Otherwise, spacy-pattern-builder will raise a TokensNotFullyConnectedError.

You can get a connected set that includes your tokens with the following: '''

from spacy_pattern_builder import util

connected_tokens = util.smallest_connected_subgraph(match_tokens, doc)
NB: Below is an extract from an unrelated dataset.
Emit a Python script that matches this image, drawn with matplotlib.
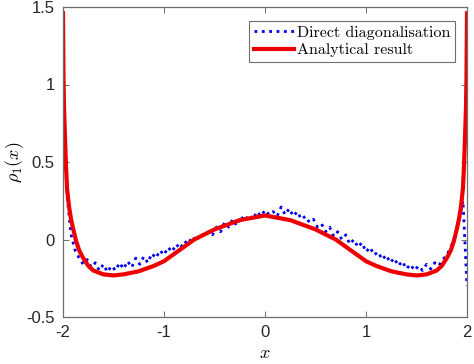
import matplotlib
matplotlib.use("Agg")
import matplotlib.pyplot as plt
import numpy as np

# Data

# direct diagonalisation, sampled on a regular grid in [-2, 2]
x_num = np.linspace(-2, 2, 101)
rho_num = [
    0.98, 0.28, 0.03, -0.07, -0.12, -0.16, -0.13, -0.18, -0.15, -0.20,
    -0.16, -0.21, -0.17, -0.20, -0.15, -0.19, -0.14, -0.18, -0.12, -0.16,
    -0.11, -0.15, -0.09, -0.12, -0.07, -0.10, -0.05, -0.08, -0.03, -0.06,
    -0.01, -0.03, 0.02, -0.01, 0.04, 0.02, 0.05, 0.03, 0.08, 0.05,
    0.11, 0.08, 0.13, 0.09, 0.15, 0.12, 0.16, 0.13, 0.18, 0.15,
    0.19, 0.16, 0.18, 0.15, 0.21, 0.16, 0.20, 0.15, 0.18, 0.13,
    0.15, 0.11, 0.13, 0.08, 0.10, 0.05, 0.08, 0.02, 0.05, 0.00,
    0.03, -0.03, 0.00, -0.05, -0.02, -0.08, -0.05, -0.10, -0.08, -0.13,
    -0.10, -0.15, -0.12, -0.17, -0.14, -0.19, -0.16, -0.20, -0.17, -0.20,
    -0.16, -0.19, -0.15, -0.17, -0.13, -0.10, -0.05, 0.02, 0.12, 0.25,
    -0.30,
]

# analytical result (left half, mirrored to the right)
x_half = [-2.0, -1.995, -1.99, -1.98, -1.97, -1.96, -1.94, -1.92, -1.90,
          -1.87, -1.84, -1.80, -1.75, -1.70, -1.60, -1.50, -1.40, -1.25,
          -1.10, -1.00, -0.85, -0.70, -0.50, -0.25, 0.0]
rho_half = [1.46, 1.05, 0.85, 0.65, 0.47, 0.33, 0.21, 0.13, 0.07,
            -0.01, -0.07, -0.12, -0.17, -0.20, -0.225, -0.232, -0.225, -0.205,
            -0.17, -0.14, -0.07, 0.0, 0.065, 0.125, 0.155]

x_an = np.concatenate([x_half, -np.array(x_half[-2::-1])])
rho_an = np.concatenate([rho_half, rho_half[-2::-1]])

plt.rcParams['mathtext.fontset'] = 'cm'
plt.rcParams['font.family'] = ['Liberation Sans', 'DejaVu Sans']

fig = plt.figure(figsize=(4.74, 3.64), dpi=100)
ax = fig.add_axes([63 / 474, 47 / 364, 404 / 474, 310 / 364])

ax.plot(x_num, rho_num, color='#0000ee', linestyle=':', linewidth=2.0,
        label='Direct diagonalisation')
ax.plot(x_an, rho_an, color='#ee0000', linestyle='-', linewidth=3.0,
        label='Analytical result')

ax.set_xlim(-2, 2)
ax.set_ylim(-0.5, 1.5)
ax.set_xticks([-2, -1, 0, 1, 2])
ax.set_xticklabels(['-2', '-1', '0', '1', '2'])
ax.set_yticks([-0.5, 0, 0.5, 1, 1.5])
ax.set_yticklabels(['-0.5', '0', '0.5', '1', '1.5'])

gray = '#6e6e6e'
for s in ax.spines.values():
    s.set_color(gray)
    s.set_linewidth(0.9)
ax.tick_params(direction='in', top=True, right=True, length=4, width=0.7,
               color=gray, labelsize=12, labelcolor='#262626', pad=6)

ax.set_xlabel('$x$', fontsize=13, labelpad=3)
ax.set_ylabel(r'$\rho_1(x)$', fontsize=13, labelpad=0)

leg = ax.legend(loc='upper right', bbox_to_anchor=(0.97, 0.955),
                borderaxespad=0, prop={'family': 'cmr10', 'size': 11.5},
                fancybox=False, framealpha=1, edgecolor=gray,
                handlelength=2.5, handletextpad=0.2, borderpad=0.3,
                labelspacing=0.2)
leg.get_frame().set_linewidth(0.8)

fig.savefig('out.png', dpi=100)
assert match_tokens == connected_tokens  # In this case, the tokens we provided are already fully connected

# Specify the token attributes / features to use

feature_dict = {  # This is equal to the default feature_dict

    'DEP': 'dep_',

    'TAG': 'tag_'

}

# Build the pattern

pattern = build_dependency_pattern(doc, match_tokens, feature_dict=feature_dict)

from pprint import pprint

pprint(pattern)  # In the format consumed by SpaCy's DependencyMatcher:

'''

[{'PATTERN': {'DEP': 'ROOT', 'TAG': 'VBP'}, 'SPEC': {'NODE_NAME': 'node1'}},

 {'PATTERN': {'DEP': 'nsubj', 'TAG': 'PRP'},

  'SPEC': {'NBOR_NAME': 'node1', 'NBOR_RELOP': '>', 'NODE_NAME': 'node0'}},

 {'PATTERN': {'DEP': 'dobj', 'TAG': 'NNS'},

  'SPEC': {'NBOR_NAME': 'node1', 'NBOR_RELOP': '>', 'NODE_NAME': 'node3'}}]

'''

# Create a matcher and add the newly generated pattern

from spacy.matcher import DependencyMatcher

matcher = DependencyTreeMatcher(doc.vocab)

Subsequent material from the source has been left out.